Urszula Sliz, a Polish artist from Wrocław, focuses in her acrylic paintings on the constructive-geometric expression of geometric shapes and surfaces, curved and openworked lineatures, which she wrestles with in a long process, while always including the emotional and unfathomable. In her forms, permeated by signs, she achieves an ambiguous, two-dimensional work of art of great emotional depth by combining and blending colour transparencies. A panel painting from the series "Fermiony" (2016) plays with the spontaneous intervention from two sides in the black surface, which acts like a gesture and takes up, interprets and transforms the accuracy of Kasimir Malevich's "Black Square". A disturbance or irregularity in the rhythm of the picture expresses an emotion or mood. Nature and geometry meet, mirror each other in the artistic self. Such irregularities enliven each painting by reuniting into a harmonious whole. "Abstraction does not transform itself into symbols, but encounters the memory of the meaning of concepts," writes the artist in the 2020 catalogue. The quasi-linguistic nature of her paintings reveals the search for order in cosmic chaos, the successive striving for balance and harmony in the work of art that can be comprehended by the viewer.

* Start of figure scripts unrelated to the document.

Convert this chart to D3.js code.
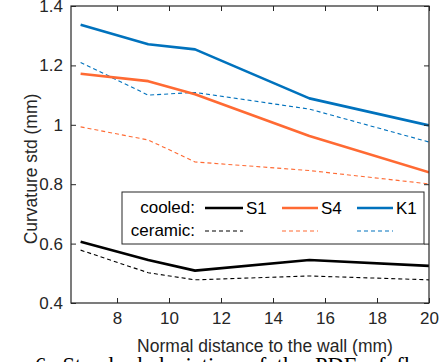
<!DOCTYPE html>
<html><head><meta charset="utf-8">
<script src="https://cdn.jsdelivr.net/npm/d3@7"></script>
<style>body{margin:0;background:#fff;}svg{display:block;font-family:"Liberation Sans",Arial,sans-serif;}</style>
</head><body>
<svg id="c" width="440" height="362"></svg>
<script>
const xVals = [6.6, 9.2, 11.0, 15.4, 20.0];
const s1Cooled = [0.606, 0.545, 0.509, 0.545, 0.525];
const s1Ceramic = [0.578, 0.502, 0.478, 0.491, 0.478];
const s4Cooled = [1.172, 1.147, 1.103, 0.962, 0.840];
const s4Ceramic = [0.993, 0.949, 0.875, 0.846, 0.801];
const k1Cooled = [1.337, 1.271, 1.254, 1.089, 0.998];
const k1Ceramic = [1.210, 1.100, 1.109, 1.053, 0.942];
const xTicks = [8, 10, 12, 14, 16, 18, 20];
const yTicks = [0.4, 0.6, 0.8, 1.0, 1.2, 1.4];
const seriesNames = ["S1", "S4", "K1"];
const colors = {S1: "#000000", S4: "#FF6A33", K1: "#0072BD"};

const svg = d3.select("#c");
const L = 71, R = 429, T = 6, B = 303;
const x = d3.scaleLinear().domain([6.23, 20]).range([L, R]);
const y = d3.scaleLinear().domain([0.4, 1.4]).range([B, T]);

const series = [
  {name:"S1", vals:s1Cooled, dashed:false},
  {name:"S1", vals:s1Ceramic, dashed:true},
  {name:"S4", vals:s4Cooled, dashed:false},
  {name:"S4", vals:s4Ceramic, dashed:true},
  {name:"K1", vals:k1Cooled, dashed:false},
  {name:"K1", vals:k1Ceramic, dashed:true}
];
const line = d3.line().x((d,i)=>x(xVals[i])).y(d=>y(d));
const g = svg.append("g");
g.append("defs").append("clipPath").attr("id","clip").append("rect")
  .attr("x",L).attr("y",T).attr("width",R-L).attr("height",B-T);
const plot = g.append("g").attr("clip-path","url(#clip)");
series.filter(s=>s.dashed).concat(series.filter(s=>!s.dashed)).forEach(s=>{
  plot.append("path").datum(s.vals).attr("d",line).attr("fill","none")
    .attr("stroke",colors[s.name])
    .attr("stroke-width", s.dashed?1.1:2.6)
    .attr("stroke-dasharray", s.dashed?"4,3":null)
    .attr("stroke-linejoin","round");
});

// axes
const fs = 17;
const ax = g.append("g").attr("transform",`translate(0,${B})`)
  .call(d3.axisBottom(x).tickValues(xTicks).tickSizeInner(-5).tickSizeOuter(0).tickPadding(9).tickFormat(d3.format("d")));
const axT = g.append("g").attr("transform",`translate(0,${T})`)
  .call(d3.axisTop(x).tickValues(xTicks).tickSizeInner(-5).tickSizeOuter(0).tickFormat(""));
const ay = g.append("g").attr("transform",`translate(${L},0)`)
  .call(d3.axisLeft(y).tickValues(yTicks).tickSizeInner(-5).tickSizeOuter(0).tickPadding(8).tickFormat(d=>d3.format("")(+d.toFixed(1))));
const ayR = g.append("g").attr("transform",`translate(${R},0)`)
  .call(d3.axisRight(y).tickValues(yTicks).tickSizeInner(-5).tickSizeOuter(0).tickFormat(""));
[ax,axT,ay,ayR].forEach(a=>{
  a.selectAll("path.domain").remove();
  a.selectAll("line").attr("stroke","#262626").attr("stroke-width",1);
  a.selectAll("text").attr("font-size",fs).attr("fill","#262626").attr("font-family","Liberation Sans, Arial, sans-serif");
});
g.append("rect").attr("x",L).attr("y",T).attr("width",R-L).attr("height",B-T)
  .attr("fill","none").attr("stroke","#262626").attr("stroke-width",1.2);

// axis labels
g.append("text").attr("x",265).attr("y",352).attr("text-anchor","middle")
  .attr("font-size",17.5).attr("fill","#262626").text("Normal distance to the wall (mm)");
g.append("text").attr("transform",`translate(37,169) rotate(-90)`).attr("text-anchor","middle")
  .attr("font-size",17.5).attr("fill","#262626").text("Curvature std (mm)");

// legend
const lg = g.append("g");
lg.append("rect").attr("x",122).attr("y",192).attr("width",302).attr("height",52)
  .attr("fill","#fff").attr("stroke","#262626").attr("stroke-width",1);
lg.append("text").attr("x",195).attr("y",213).attr("text-anchor","end").attr("font-size",fs).attr("fill","#000").text("cooled:");
lg.append("text").attr("x",195).attr("y",236).attr("text-anchor","end").attr("font-size",fs).attr("fill","#000").text("ceramic:");
const lx = {S1:[205,243], S4:[282,318], K1:[357,393]};
seriesNames.forEach(n=>{
  const [a,b] = lx[n];
  lg.append("line").attr("x1",a).attr("x2",b).attr("y1",208).attr("y2",208)
    .attr("stroke",colors[n]).attr("stroke-width",2.6);
  lg.append("line").attr("x1",a).attr("x2",b).attr("y1",231).attr("y2",231)
    .attr("stroke",colors[n]).attr("stroke-width",1.1).attr("stroke-dasharray","4,3");
  lg.append("text").attr("x",b+3).attr("y",214).attr("font-size",fs).attr("fill","#000").text(n);
});

// caption (clipped at bottom, as in the reference)
svg.append("text").attr("x",35).attr("y",373).attr("font-family","Liberation Serif, Times New Roman, serif")
  .attr("font-size",22.5).attr("word-spacing",5).attr("fill","#000").text("6. Standard deviation of the PDF of flame");
</script>
</body></html>
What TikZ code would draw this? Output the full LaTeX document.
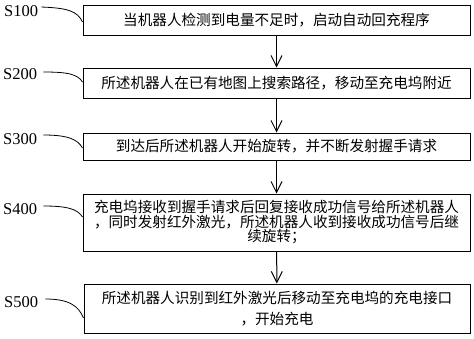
\documentclass[tikz,border=0pt]{standalone}
\usepackage{fontspec}
\setmainfont{Liberation Serif}
\newfontfamily\cjk{Noto Sans CJK SC}
\usetikzlibrary{arrows.meta}
\begin{document}
\begin{tikzpicture}[x=1pt,y=-1pt,
  stepbox/.style={draw,line width=1pt,inner sep=0pt,align=center,
    font=\cjk\fontsize{14.6}{14.5}\selectfont},
  steplabel/.style={anchor=west,inner sep=0pt,font=\fontsize{16.5}{16.5}\selectfont},
  flow/.style={line width=1pt,-{Straight Barb[length=11pt,width=11pt,line width=1pt]}},
  leader/.style={line width=0.8pt}]
\useasboundingbox (0,0) rectangle (474,338);
\fill[white] (0,0) rectangle (474,338);

\node[stepbox,minimum width=387pt,minimum height=30pt] (b1) at (276.5,20)
  {当机器人检测到电量不足时，启动自动回充程序};
\node[stepbox,minimum width=387pt,minimum height=30pt] (b2) at (276.5,83)
  {所述机器人在已有地图上搜索路径，移动至充电坞附近};
\node[stepbox,minimum width=387pt,minimum height=27pt] (b3) at (276.5,146.5)
  {到达后所述机器人开始旋转，并不断发射握手请求};
\node[stepbox,minimum width=387pt,minimum height=57pt] (b4) at (276.5,222.5)
  {充电坞接收到握手请求后回复接收成功信号给所述机器人\\，同时发射红外激光，所述机器人收到接收成功信号后继\\续旋转；};
\node[stepbox,minimum width=386pt,minimum height=49pt,
  font=\cjk\fontsize{14.6}{21}\selectfont] (b5) at (277,308.5)
  {所述机器人识别到红外激光后移动至充电坞的充电接口\\，开始充电};

\node[steplabel] (l1) at (4,11) {S100};
\node[steplabel] (l2) at (3,74) {S200};
\node[steplabel] (l3) at (3,139) {S300};
\node[steplabel] (l4) at (3,209) {S400};
\node[steplabel] (l5) at (4,302) {S500};

\draw[flow] (b1) -- (b2);
\draw[flow] (b2) -- (b3);
\draw[flow] (b3) -- (b4);
\draw[flow] (b4) -- (b5);

\draw[leader] ([xshift=3pt,yshift=4pt]l1.east) .. controls +(26,1) and +(-5,-11) .. ([yshift=-2pt]b1.west);
\draw[leader] ([xshift=6pt,yshift=2pt]l2.east) .. controls +(24,0) and +(-5,-8) .. ([yshift=1pt]b2.west);
\draw[leader] ([xshift=6pt,yshift=4pt]l3.east) .. controls +(24,0) and +(-5,-9) .. ([yshift=-1.5pt]b3.west);
\draw[leader] ([xshift=6pt,yshift=3pt]l4.east) .. controls +(24,0) and +(-5,-8) .. ([yshift=5.5pt]b4.west);
\draw[leader] ([xshift=7pt,yshift=3pt]l5.east) .. controls +(24,0) and +(-5,-12) .. ([yshift=-9.5pt]b5.west);
\end{tikzpicture}
\end{document}
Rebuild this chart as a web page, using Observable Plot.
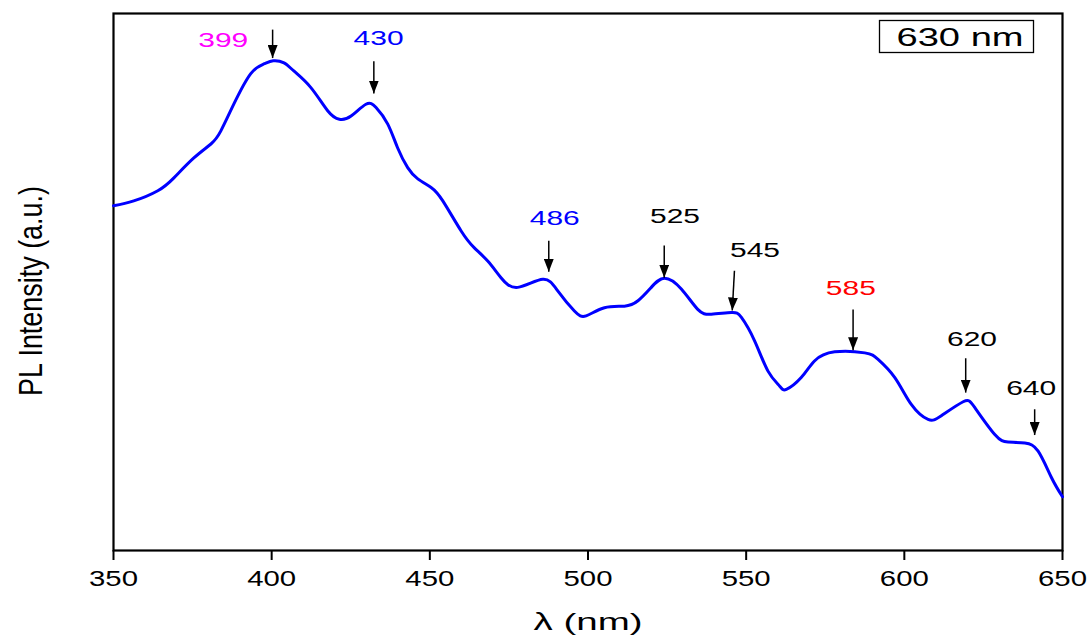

Tobias Stengel fills his many sketchbooks with "subjective research" (S. Greinke) to prepare his works, especially those on the "golden section", which has been applied since antiquity and ancient mathematics as the basis of artistic compositions. Form and number are directly related. Mathematics becomes the object of aesthetic investigation, the beauty of a formula or a geometric structure, such as the hexahedron. In his drawings, he notes geometric-spatial relationships, as in "Golden Section" (coloured pencil, 2016), a decagon into which Stengel harmoniously integrated squares and trapezoids that create an association of crystalline structures. His bizarre sculptures made of natural-coloured plaster correspond with number and letter sudokus and follow a mathematical process: the same number or letter is connected with lines that form the ground plan of his sculptures, which are layered and pushed upwards as spatial forms broken in tiers. Arranged in space, they produce a strong meditative impression as archaic, figurative solitaires, caused by the calm and structural orderliness of the sculpture.